In Tyler, Texas, competing rallies were held by the Ku Klux Klan and the National Association for the Advancement of Colored People. The Klan rally, attended by about 300 people, and the NAACP rally, attended by about 2,000, were peaceful.
In Georgia, Ku Klux Klansmen and others shouted, ″Go home, niggers″ from behind police barricades as the Rev. Hosea Williams led about 40 people to the Forsyth County Courthouse. The march started Wednesday in Atlanta, 50 miles away.
Earlier Saturday, about 50 white supremacists chanting ″white power″ had demonstrated at the courthouse to protest the march.
″We don’t take second billing to no niggers,″ Jerry Lord, a Klansman and county organizer for the white supremacist Nationalist Movement, said at the rally. ″Y’all want another Los Angeles? Stand up to them black devils.″
Nationalist Movement first officer Richard Barrett later called reporters to say Lord had been suspended from the group for 30 days because of his language and his behavior at the rally.
Assistant Police Chief Buck Jones estimated that about 350 white supremacists jammed the streets, along with several hundred onlookers.
″The true Forsyth is showing up,″ said Williams, who worked with the Rev. Martin Luther King Jr. in the 1960s civil rights movement. ″They said there wasn’t no more Klan activity. ... We’re launching a new era. We’ve dreamed long enough.″
About 200 police separated the marchers from onlookers and members of the Klan and the white supremacist Nationalist Movement. Several police marksmen lined the courthouse roof.
Williams gave Sheriff Wesley Walraven a document that said blacks would forgive the county for driving them out 80 years ago if officials began recruiting black businesses and more black residents.
The county’s hostility toward blacks dates to 1912 when an 18-year-old white woman was raped and beaten to death, allegedly by a black man.

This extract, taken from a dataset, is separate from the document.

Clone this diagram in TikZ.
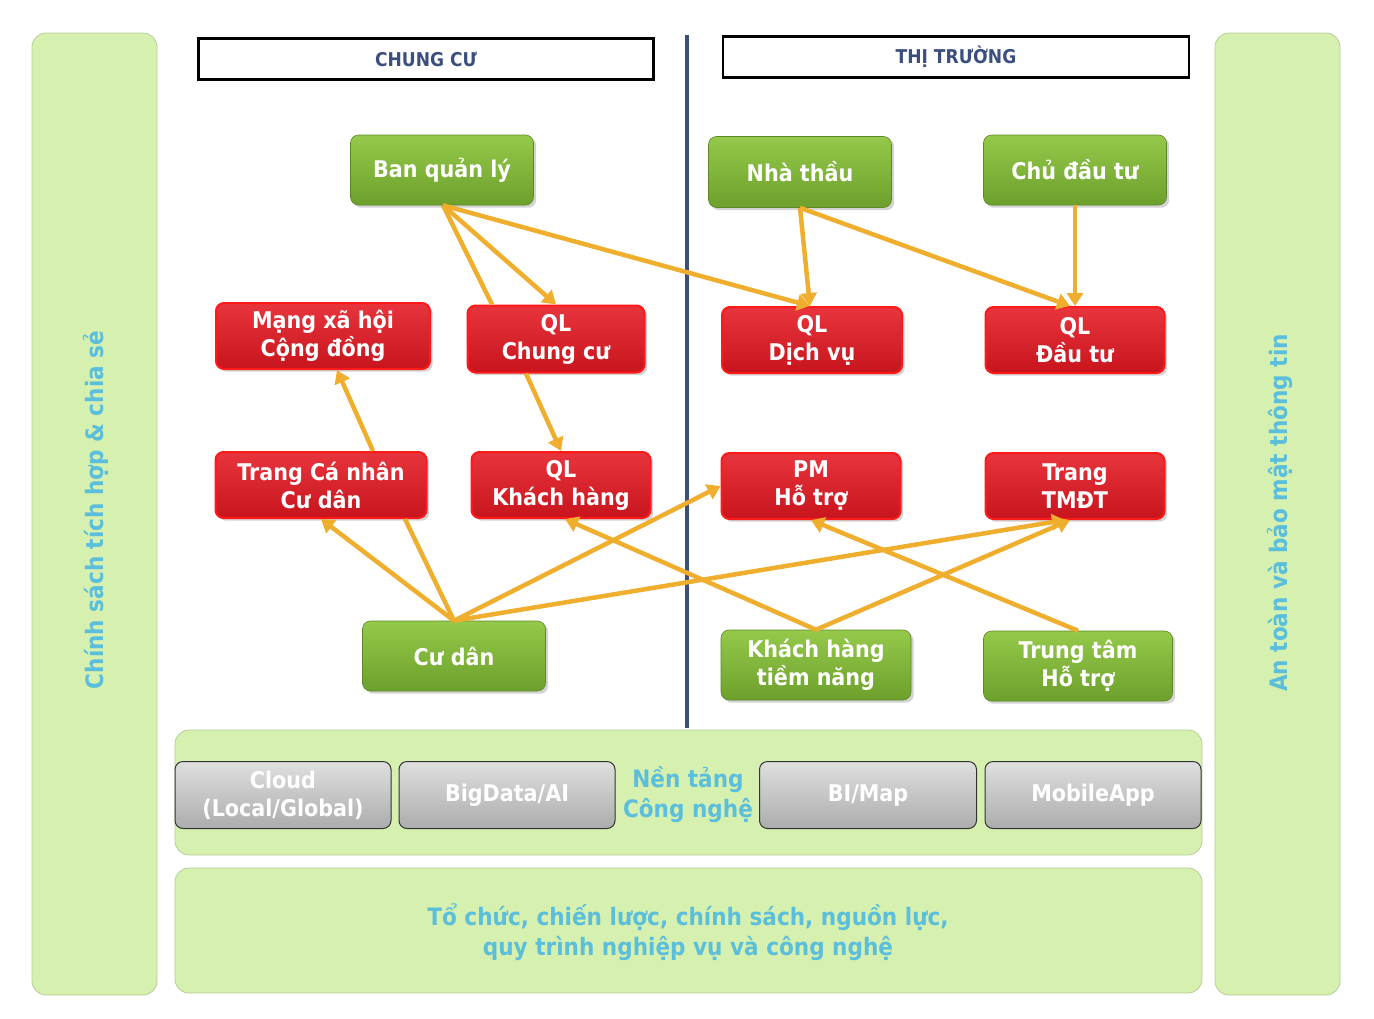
\documentclass[tikz,border=0pt]{standalone}
\usepackage{fontspec}
\setmainfont{DejaVu Sans Condensed}
\usetikzlibrary{arrows.meta,shadows}
\definecolor{gA}{HTML}{94C94A}\definecolor{gB}{HTML}{6DA02C}
\definecolor{rA}{HTML}{E8343C}\definecolor{rB}{HTML}{C8141C}
\definecolor{arr}{HTML}{F0AE2E}\definecolor{lg}{HTML}{D6F0B0}\definecolor{lb}{HTML}{5BBFDC}
\definecolor{nav}{HTML}{3B4F7F}
\begin{document}
\begin{tikzpicture}[x=1pt,y=-1pt,
 gn/.style={rounded corners=8pt,top color=gA,bottom color=gB,draw=gB!85!black,line width=0.6pt,drop shadow={opacity=0.35},text=white,font=\bfseries\fontsize{23}{28}\selectfont,align=center},
 rn/.style={rounded corners=8pt,top color=rA,bottom color=rB,draw=red!90,line width=2pt,drop shadow={opacity=0.35},text=white,font=\bfseries\fontsize{23}{28}\selectfont,align=center},
 gy/.style={rounded corners=8pt,top color=gray!25,bottom color=gray!65,draw=gray!40!black,line width=1pt,text=white,font=\bfseries\fontsize{23}{28}\selectfont,align=center},
 pan/.style={rounded corners=14pt,fill=lg,draw=gB!50,line width=0.8pt},
 ar/.style={draw=arr,line width=4.5pt,-{Triangle[length=13pt,width=16pt]}},
 ln/.style={draw=arr,line width=4.5pt},
 lab/.style={text=lb,font=\bfseries\fontsize{24}{30}\selectfont,align=center}]
\useasboundingbox (0,0) rectangle (1374,1018);
% side bars
\draw[pan] (32,33) rectangle (157,995);
\draw[pan] (1215,33) rectangle (1340,995);
\node[lab,rotate=90] (ls) at (96,510) {Chính sách tích hợp \& chia sẻ};
\node[lab,rotate=90] (rs) at (1280,513) {An toàn và bảo mật thông tin};
% headers
\node[draw,line width=2.5pt,minimum width=455,minimum height=41,text=nav,font=\bfseries\fontsize{19}{21}\selectfont] (h1) at (426,59) {CHUNG CƯ};
\node[draw,line width=2.5pt,minimum width=466,minimum height=41,text=nav,font=\bfseries\fontsize{19}{21}\selectfont] (h2) at (956,57) {THỊ TRƯỜNG};
\coordinate (vt) at (687,35); \coordinate (vb) at (687,728);
\draw[nav,line width=4pt] (vt) -- (vb);
% platform
\draw[pan] (175,730) rectangle (1202,855);
\draw[pan] (175,868) rectangle (1202,993);
\node[gy,minimum width=216,minimum height=67] (c1) at (283,795) {Cloud\\(Local/Global)};
\node[gy,minimum width=216,minimum height=67] (c2) at (507,795) {BigData/AI};
\node[lab] (nt) at (688,795) {Nền tảng\\Công nghệ};
\node[gy,minimum width=217,minimum height=67] (c3) at (868,795) {BI/Map};
\node[gy,minimum width=216,minimum height=67] (c4) at (1093,795) {MobileApp};
\node[lab] (bt) at (688,932) {Tổ chức, chiến lược, chính sách, nguồn lực,\\quy trình nghiệp vụ và công nghệ};
% nodes
\node[gn,minimum width=183,minimum height=70] (ban) at (442,170) {Ban quản lý};
\node[gn,minimum width=183,minimum height=71] (nha) at (800,172) {Nhà thầu};
\node[gn,minimum width=183,minimum height=70] (chu) at (1075,170) {Chủ đầu tư};
\node[rn,minimum width=214,minimum height=66] (mxh) at (323,336) {Mạng xã hội\\Cộng đồng};
\node[rn,minimum width=177,minimum height=67] (qlc) at (556,339) {QL\\Chung cư};
\node[rn,minimum width=180,minimum height=66] (qld) at (812,340) {QL\\Dịch vụ};
\node[rn,minimum width=179,minimum height=66] (qlt) at (1075,340) {QL\\Đầu tư};
\node[rn,minimum width=211,minimum height=66] (tcn) at (321,485) {Trang Cá nhân\\Cư dân};
\node[rn,minimum width=179,minimum height=66] (qlk) at (561,485) {QL\\Khách hàng};
\node[rn,minimum width=179,minimum height=66] (pm) at (811,486) {PM\\Hỗ trợ};
\node[rn,minimum width=179,minimum height=66] (tm) at (1075,486) {Trang\\TMĐT};
\node[gn,minimum width=183,minimum height=70] (cd) at (454,656) {Cư dân};
\node[gn,minimum width=190,minimum height=70] (kh) at (816,665) {Khách hàng\\tiềm năng};
\node[gn,minimum width=189,minimum height=70] (tt) at (1078,666) {Trung tâm\\Hỗ trợ};
% connectors
\coordinate (banb) at ([xshift=1pt]ban.south);
\draw[ln] (banb) -- ([xshift=-64pt]qlc.north);
\draw[ar] (banb) -- (qlc.north);
\draw[ar] (banb) -- ([xshift=-2pt]qld.north);
\draw[ar] (nha.south) -- ([xshift=-2pt]qld.north);
\draw[ar] (nha.south) -- ([xshift=-5pt]qlt.north);
\draw[ar] (chu.south) -- (qlt.north);
\draw[ar] ([xshift=-30pt]qlc.south) -- (qlk.north);
\draw[ar] ([xshift=52pt]tcn.north) -- ([xshift=14pt]mxh.south);
\coordinate (cdt) at (cd.north);
\draw[ar] (cdt) -- (tcn.south);
\draw[ln] (cdt) -- ([xshift=84pt]tcn.south);
\draw[ar] (cdt) -- (pm.west);
\draw[ar] (cdt) -- ([xshift=-10pt]tm.south);
\draw[ar] (kh.north) -- ([xshift=4pt]qlk.south);
\draw[ar] (kh.north) -- ([xshift=-5pt]tm.south);
\draw[ar] (tt.north) -- (pm.south);
\end{tikzpicture}
\end{document}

A man was lynched and about 1,000 black residents were forced to abandon their homes.
There are currently 14 blacks among Forsyth County’s 49,000 residents, according to the latest census.
Five years ago, Williams and followers were pelted with rocks and bottles as they marched through Cumming. He returned a week later with more than 20,000 marchers, who demonstrated peacefully.
Williams returned Saturday because he said nothing had changed in Forsyth since the earlier march.
White demonstrators wearing T-shirts with Confederate flags passed petitions through the crowd, seeking signatures to protest ″the Hosea Williams invasion.″
A banner over the gathering read ″America Arise: Destroy Minority Tyranny.″
In Tyler, Texas, about 300 people gathered in front of the Smith County Courthouse for a Klan rally, which Sheriff J.B. Smith said he believed was the city’s first.
About an hour later, more than 2,000 people jammed a convention center for the NAACP rally.
″I have no doubt that the presence of the Klan increased the turnout,″ said Wayne Johnson, Galveston’s first black elected county commissioner.
The NAACP moved its quarterly meeting to Tyler, about 85 miles east of Dallas, from Corpus Christi to draw attention to several cases of alleged police brutality.
″When city officials say publicly, for the record, that there is no race- relation problem in Tyler, you know they are either asleep, dead or playing East Texas possum,″ said David Galloway, co-chairman of Tyler Together, a race relations panel.